“Sene 1341 nefsime uydum
Sebep oldu şeytan bir cana kıydım
Katil defterine adımı koydum….” Diye başlar ve
“Sen üzülme anam dertlerim çoktur
Çektiğin çilenin hesabı yoktur
Yiğitlik yolunda üstüme yoktur…” diye devam eder.
Dinleyenlerin hepsi birden bağırır sonra:
“Eşkıya Dünyaya Hükümdar olmaz!”
**
Sinop Cezaevi’dir Sebahattin Ali’ye bu sözleri yazdıran.
Der ki:
(“) Sinop kalesinden uçtum denize
Tam üç gün üç gece göründü Rize
Karşıki dağlardan gel oldu bize (“)
Ve yine:
“Eşkıya Dünyaya Hükümdar olmaz!”
**
Sinop Cezaevi’nde bir türkünün sözleri daha yazıldı.
O da:
(“) Dışarıda deli dalgalar
Gelip duvarları yalar
Seni bu sesler oyalar (“)
Bu kez nakarat “Eşkıya” değildir.
Ya nedir?
“Aldırma Gönül Aldırma.”
**
1933 yılında yazılmış bu sözler günümüze kadar geldiğine göre, ortada bir “eşkıyalık” söz konusudur ve bu eşkıyalığa karşı da “aldırma gönül” diye telkin sözleri yaşamdan yer bulmaktadır.

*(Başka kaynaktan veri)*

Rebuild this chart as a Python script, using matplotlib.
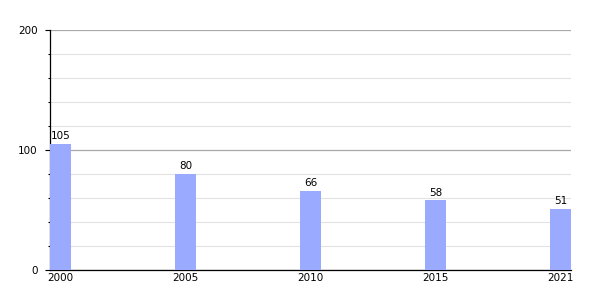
import matplotlib.pyplot as plt
from matplotlib.ticker import MultipleLocator

years = ["2000", "2005", "2010", "2015", "2021"]
values = [105, 80, 66, 58, 51]

fig = plt.figure(figsize=(6, 3), dpi=100)
ax = fig.add_axes([50 / 600, 0.1, 521 / 600, 0.8])

pos = range(len(years))
bars = ax.bar(pos, values, width=0.168, color="#99aaff", zorder=3)
for x, v in zip(pos, values):
    ax.annotate(str(v), (x, v), xytext=(0, 2), textcoords="offset points",
                ha="center", va="bottom", fontsize=7.5)

ax.set_xlim(-0.084, 4.084)
ax.set_ylim(0, 200)
ax.set_xticks(list(pos))
ax.set_xticklabels(years)
ax.yaxis.set_major_locator(MultipleLocator(100))
ax.yaxis.set_minor_locator(MultipleLocator(20))

ax.grid(axis="y", which="minor", color="#e2e2e2", linewidth=0.8, zorder=0)
ax.grid(axis="y", which="major", color="#a8a8a8", linewidth=0.9, zorder=1)

for s in ["top", "right"]:
    ax.spines[s].set_visible(False)
ax.spines["left"].set_linewidth(0.9)
ax.spines["bottom"].set_linewidth(0.9)

ax.tick_params(axis="y", which="major", length=3.6, width=0.8, pad=5.4, labelsize=7.5)
ax.tick_params(axis="y", which="minor", length=1.8, width=0.8)
ax.tick_params(axis="x", length=0, pad=2, labelsize=7.5)

fig.savefig("out.png", dpi=100)
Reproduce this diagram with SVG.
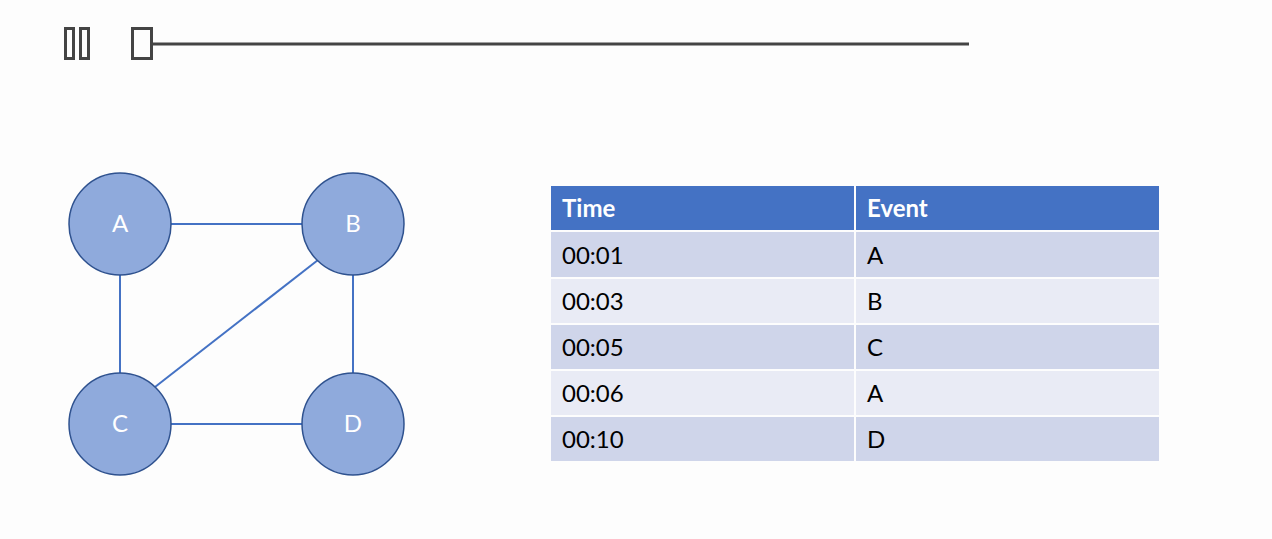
<svg xmlns="http://www.w3.org/2000/svg" width="1272" height="539" viewBox="0 0 1272 539">
<style>
.ctl{fill:none;stroke:#444;stroke-width:3}
.edge{stroke:#4472C4;stroke-width:2}
.node circle{fill:#8FAADC;stroke:#2F528F;stroke-width:1.5}
.node text{font-family:Lato,"Open Sans",sans-serif;font-size:24px;fill:#fff;text-anchor:middle}
.hd{fill:#4472C4}
.r1{fill:#CFD5EA}
.r2{fill:#E9EBF5}
.th{font-family:Lato,"Open Sans",sans-serif;font-size:24px;font-weight:bold;fill:#fff}
.td{font-family:Lato,"Open Sans",sans-serif;font-size:24px;fill:#000}
</style>
<rect width="1272" height="539" fill="#FDFDFD"/>
<g id="controls">
<rect class="ctl" x="65.5" y="28.5" width="8" height="30"/>
<rect class="ctl" x="80.5" y="28.5" width="8" height="30"/>
<line x1="152" y1="44" x2="969" y2="44" stroke="#444" stroke-width="3"/>
<rect class="ctl" x="132.5" y="28.5" width="19" height="30"/>
</g>
<g id="connectors">
<line class="edge" x1="171" y1="224" x2="302" y2="224"/>
<line class="edge" x1="120" y1="275" x2="120" y2="373"/>
<line class="edge" x1="353" y1="275" x2="353" y2="373"/>
<line class="edge" x1="171" y1="424" x2="302" y2="424"/>
<line class="edge" x1="155" y1="387" x2="318" y2="260"/>
</g>
<g id="node-A" class="node"><circle cx="120" cy="224" r="51"/><text x="120" y="232">A</text></g>
<g id="node-B" class="node"><circle cx="353" cy="224" r="51"/><text x="353" y="232">B</text></g>
<g id="node-C" class="node"><circle cx="120" cy="424" r="51"/><text x="120" y="432">C</text></g>
<g id="node-D" class="node"><circle cx="353" cy="424" r="51"/><text x="353" y="432">D</text></g>
<g id="table">
<rect class="hd" x="551" y="186" width="303" height="44"/>
<rect class="hd" x="856" y="186" width="303" height="44"/>
<rect class="r1" x="551" y="232" width="303" height="45"/>
<rect class="r1" x="856" y="232" width="303" height="45"/>
<rect class="r2" x="551" y="279" width="303" height="44"/>
<rect class="r2" x="856" y="279" width="303" height="44"/>
<rect class="r1" x="551" y="325" width="303" height="44"/>
<rect class="r1" x="856" y="325" width="303" height="44"/>
<rect class="r2" x="551" y="371" width="303" height="44"/>
<rect class="r2" x="856" y="371" width="303" height="44"/>
<rect class="r1" x="551" y="417" width="303" height="44"/>
<rect class="r1" x="856" y="417" width="303" height="44"/>
<text class="th" x="562" y="217">Time</text>
<text class="th" x="867" y="217">Event</text>
<text class="td" x="562" y="264">00:01</text><text class="td" x="867" y="264">A</text>
<text class="td" x="562" y="310">00:03</text><text class="td" x="867" y="310">B</text>
<text class="td" x="562" y="356">00:05</text><text class="td" x="867" y="356">C</text>
<text class="td" x="562" y="402">00:06</text><text class="td" x="867" y="402">A</text>
<text class="td" x="562" y="448">00:10</text><text class="td" x="867" y="448">D</text>
</g>
</svg>
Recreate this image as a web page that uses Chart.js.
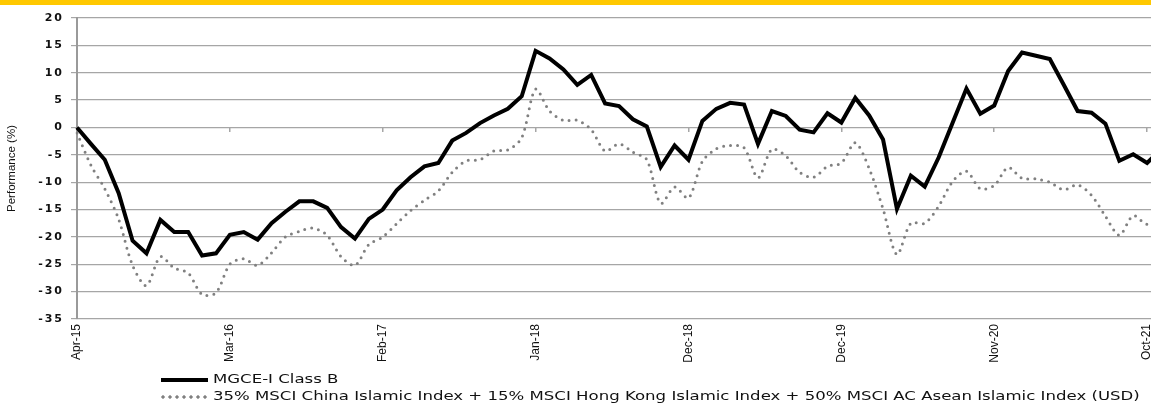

Eşkiyalık şekil değiştirmiştir kuşkusuz.
Modernleşmiştir.
Kılığı düzgün de olabilir.
Etkin ve yetkinlerin gücünü de yasalardan alan eşkıyalıkları da mümkündür.
Hele ki konu “Burası Türkiye” ise!..
Eşkiyalık dizboyu.
Bakar mısınız, yeni Özgecan olaylarına?
Sıraya girdi mübarek (!) abazalar.
Sıra sıra…
**
Sözü çok uzatmadan ne dediğime gelmem gerekir ise:
Eşkiyalık boy boy.
Şekil şekil.
Cinsiyeti yok.
Milliyeti yok.
Irkı yok.
Dini mini de yok.
Her yerde ve toprakta var.
Bol bol yetişiyor.
Mübarekler (!) hiç de azalmıyor.
Sürüsüne bereket…
Ha; meslekte seçmiyor.
Girmediği ve kirletmediği hiçbir yer ve durum yok.
Eşkiyasız günlere olan özlememiz ile “aldırma gönül aldırma” demekten başka ne seçeneğimiz var ki?